Una de las fotos más tristes y apesadumbradas de la historia moderna de la Argentina es la que muestra a la señora de Kirchner haciendo comentarios periodísticos en el atril de la Casa Rosada, especulando confusamente sobre la cotización del peso argentino en relación con el real brasileño, y derrapando como ya es habitual.
Confunde el libro Guinness de récords con el libro de Ripley, y bautiza al partido de Martín Sabbatella (Nuevo Encuentro) con el nombre de la fuerza del gobernador Alberto Rodríguez Sáa, el Frente Es Posible. Y, encima, castiga a los cariacontecidos Massa y Randazzo con un plantón de granaderos de pie junto a una jefa que los maltrata y zamarrea.
Con eso nada puede construirse. Si el viernes 26 ya se advertía que llegaba la noche para el kirchnerismo, el rostro arrasado de Kirchner la madrugada del lunes 29, con Balestrini y Scioli de laderos funerarios, fue la quintaesencia de la demencia política. Se ufanó el ex presidente de que no hay fraude en la Argentina, sinónimo –según él– de sus virtudes, y paradigma de superioridad, como si debiéramos agradecerle que la ley haya prevalecido, condición básica y elemental de todo país normal.
Los resultados del domingo 28 son, empero, extraordinariamente provisorios. El 70 por ciento de los casi 19,9 millones de argentinos que votaron (el 71,5 por ciento de un padrón de casi 27,8 millones) se manifestó de manera serena por un cambio previsible y por una opción diferente. Es cierto que, como postula Hugo Quiroga desde Rosario, toda esta temporada electoral ha exhibido la “precariedad de la política”, pero también es verdad que, como señala Guillermo O’Donnell, “el poder de nuestros representantes es nuestro, de los ciudadanos, y sólo se lo prestamos para que ejerzan con plena dedicación al bien público”. Sucede que los Kirchner han sido prestamistas, no tomadores de crédito. Sólo saben estrangular desde la posición dominante.
La derrota, como sucede cuando uno anoticia de una novedad lúgubre, ha ido discurriendo lenta y dolorosamente por el sistema arterial de los kirchneristas.

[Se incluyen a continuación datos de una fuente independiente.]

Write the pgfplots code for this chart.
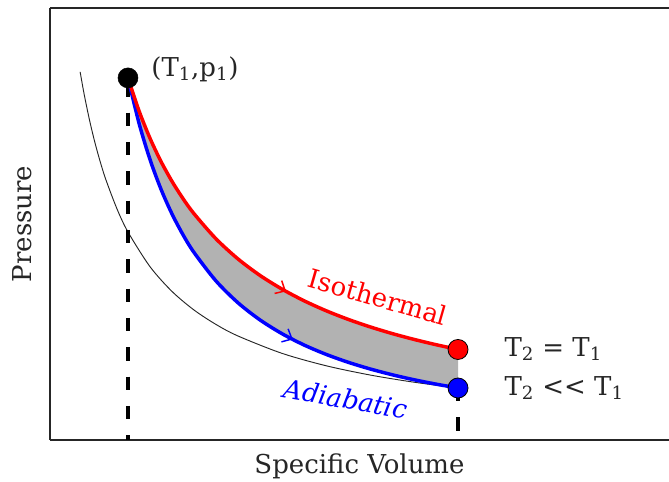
\documentclass[border=0pt]{standalone}
\usepackage{fontspec}
\setmainfont{DejaVu Serif}
\usepackage{pgfplots}
\pgfplotsset{compat=1.18}
\usetikzlibrary{calc,decorations.markings,arrows.meta}

\begin{document}
\begin{tikzpicture}
\begin{axis}[
  width=464.25pt, height=324pt, scale only axis,
  xmin=0.291, xmax=5.918, ymin=0, ymax=1.193,
  axis lines=left,
  axis line style={-, line width=1.3pt, black!85},
  xtick=\empty, ytick=\empty,
  clip=false,
  font=\fontsize{19.5}{23}\selectfont,
  xlabel={Specific Volume}, ylabel={Pressure},
  xlabel style={at={(axis description cs:0.5,0)}, anchor=center, yshift=-19.5pt, text=black!85},
  ylabel style={at={(axis description cs:-0.0452,0.5)}, anchor=center, text=black!85},
]
% shaded region between isothermal and adiabatic
\addplot[fill=black!30, draw=none] coordinates {
 (1.0,1.0) (1.1,0.9091) (1.2,0.8333) (1.3,0.7692) (1.4,0.7143) (1.5,0.6667)
 (1.6,0.625) (1.8,0.5556) (2.0,0.5) (2.2,0.4545) (2.4,0.4167) (2.6,0.3846)
 (2.8,0.3571) (3.0,0.3333) (3.2,0.3125) (3.4,0.2941) (3.6,0.2778) (3.8,0.2632) (4.0,0.25)
 (4.0,0.1436) (3.8,0.1543) (3.6,0.1664) (3.4,0.1803) (3.2,0.1963) (3.0,0.2148)
 (2.8,0.2366) (2.6,0.2624) (2.4,0.2936) (2.2,0.3316) (2.0,0.3789) (1.8,0.4392)
 (1.6,0.5179) (1.5,0.5668) (1.4,0.6243) (1.3,0.6926) (1.2,0.7747) (1.1,0.8751) (1.0,1.0)
} -- cycle;
% thin reference curve (isotherm through final adiabatic state)
\addplot[black!85, line width=0.7pt, smooth] coordinates {
 (0.565,1.0166) (0.6,0.9573) (0.65,0.8837) (0.7,0.8206) (0.75,0.7659) (0.8,0.718)
 (0.9,0.6382) (1.0,0.5744) (1.2,0.4787) (1.4,0.4103) (1.6,0.359) (1.8,0.3191)
 (2.0,0.2872) (2.4,0.2393) (2.8,0.2051) (3.2,0.1795) (3.6,0.1596) (4.0,0.1436)
};
% dashed verticals
\addplot[black, line width=2.8pt, dash pattern=on 10pt off 12pt] coordinates {(1,0.985) (1,0)};
\addplot[black, line width=2.8pt, dash pattern=on 10pt off 12pt] coordinates {(4,0.1436) (4,0)};
% adiabatic
\addplot[blue, line width=2.6pt, smooth,
  postaction={decorate}, decoration={markings, mark=at position 0.65 with {\arrow[blue]{Straight Barb[length=6pt, width=11pt, line width=1.1pt]}}}]
  coordinates {
 (1.0,1.0) (1.1,0.8751) (1.2,0.7747) (1.3,0.6926) (1.4,0.6243) (1.5,0.5668) (1.6,0.5179)
 (1.8,0.4392) (2.0,0.3789) (2.2,0.3316) (2.4,0.2936) (2.6,0.2624) (2.8,0.2366)
 (3.0,0.2148) (3.2,0.1963) (3.4,0.1803) (3.6,0.1664) (3.8,0.1543) (4.0,0.1436)
};
% isothermal
\addplot[red, line width=2.6pt, smooth,
  postaction={decorate}, decoration={markings, mark=at position 0.6 with {\arrow[red]{Straight Barb[length=6pt, width=11pt, line width=1.1pt]}}}]
  coordinates {
 (1.0,1.0) (1.1,0.9091) (1.2,0.8333) (1.3,0.7692) (1.4,0.7143) (1.5,0.6667)
 (1.6,0.625) (1.8,0.5556) (2.0,0.5) (2.2,0.4545) (2.4,0.4167) (2.6,0.3846)
 (2.8,0.3571) (3.0,0.3333) (3.2,0.3125) (3.4,0.2941) (3.6,0.2778) (3.8,0.2632) (4.0,0.25)
};
% state points
\addplot[only marks, mark=*, mark size=7.5pt, mark options={fill=black, draw=black}] coordinates {(1,1)};
\addplot[only marks, mark=*, mark size=7.5pt, mark options={fill=red, draw=black, line width=0.6pt}] coordinates {(4,0.25)};
\addplot[only marks, mark=*, mark size=7.5pt, mark options={fill=blue, draw=black, line width=0.6pt}] coordinates {(4,0.1436)};
% labels
\node[anchor=west, text=black!85] at (axis cs:1.17,1.025) {(T\textsubscript{1},p\textsubscript{1})};
\node[red, rotate=-16] at (axis cs:3.273,0.395) {Isothermal};
\node[blue, rotate=-10, font=\fontsize{19.5}{23}\selectfont\itshape] at (axis cs:2.98,0.114) {Adiabatic};
\node[anchor=west, text=black!85] at (axis cs:4.38,0.251) {T\textsubscript{2} = T\textsubscript{1}};
\node[anchor=west, text=black!85] at (axis cs:4.38,0.1436) {T\textsubscript{2} {<}{<} T\textsubscript{1}};
\end{axis}
\draw[line width=1.3pt, black!85] (current axis.north west) -- (current axis.north east);
\pgfresetboundingbox
\path ($(current axis.south west)+(-37.5pt,-31.5pt)$) rectangle ($(current axis.north east)+(0pt,6pt)$);
\end{tikzpicture}
\end{document}
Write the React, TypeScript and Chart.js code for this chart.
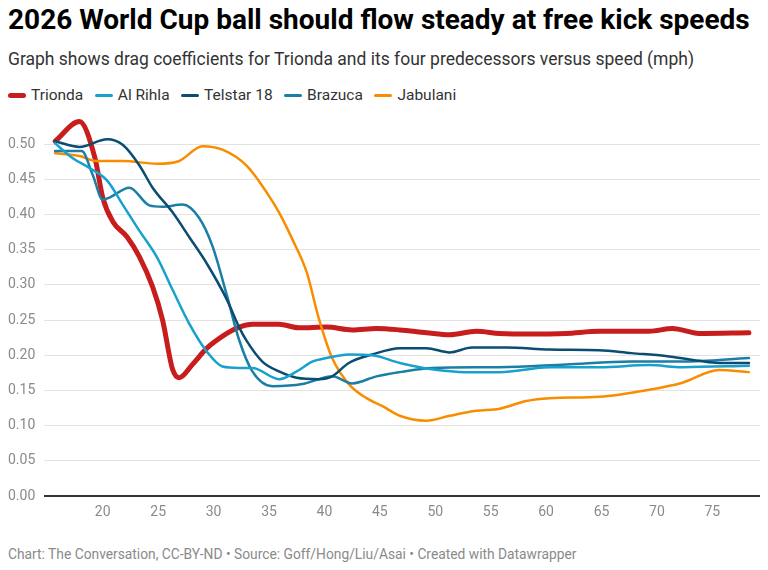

Hoy duele mucho más que hace siete días, porque no tiene remedio.
Los distritos grandes le llenaron la cara de dedos al matrimonio y ellos (ausentes y elevados en la estratósfera de la desconexión) no lo preveían en lo más mínimo.
En la Ciudad de Buenos Aires, el kirchnerismo recaudó el 11,6 por ciento; en Córdoba recogió el 8,7 para senadores y el 9,1 para diputados; en Santa Fe, el 7,7 por ciento para senadores y 9,5 para diputados; mientras que en Mendoza, con el 25,2 por ciento para senadores y 27 por ciento para diputados, fue duplicado por la avalancha de la Unión Cívica Radical y Cobos. ¿Cómo se vuelve de esta paliza?
Llegue o no al 10 de diciembre de 2011, la necia ceguera del Gobierno ha cursado en paralelo al surgimiento de una cultura política alternativa, mucho más sabia, tranquila y moderna. El oficialismo exuda una vejez irremediable, espectáculo decadente de un grupo de personas enojadas con ellas mismas y con la realidad. Esas opciones se perfilan, pero falta mucho para que cementen y tengan plausibilidad gubernamental.
Luego de los experimentos que se plasmaron en la Argentina de la última década, la actual oposición no tiene derecho a equivocarse demasiado. Debe optar por la inteligencia y el coraje, la madurez y la astucia, la grandeza y la mirada de futuro. Son palabras que expresan deseos, pero denotan además el aprendizaje lento de una sociedad que sabe cada vez más lo que no quiere, un pueblo que se parece a esas mujeres hartas de los maridos golpeadores y que un buen día los mandan al carajo.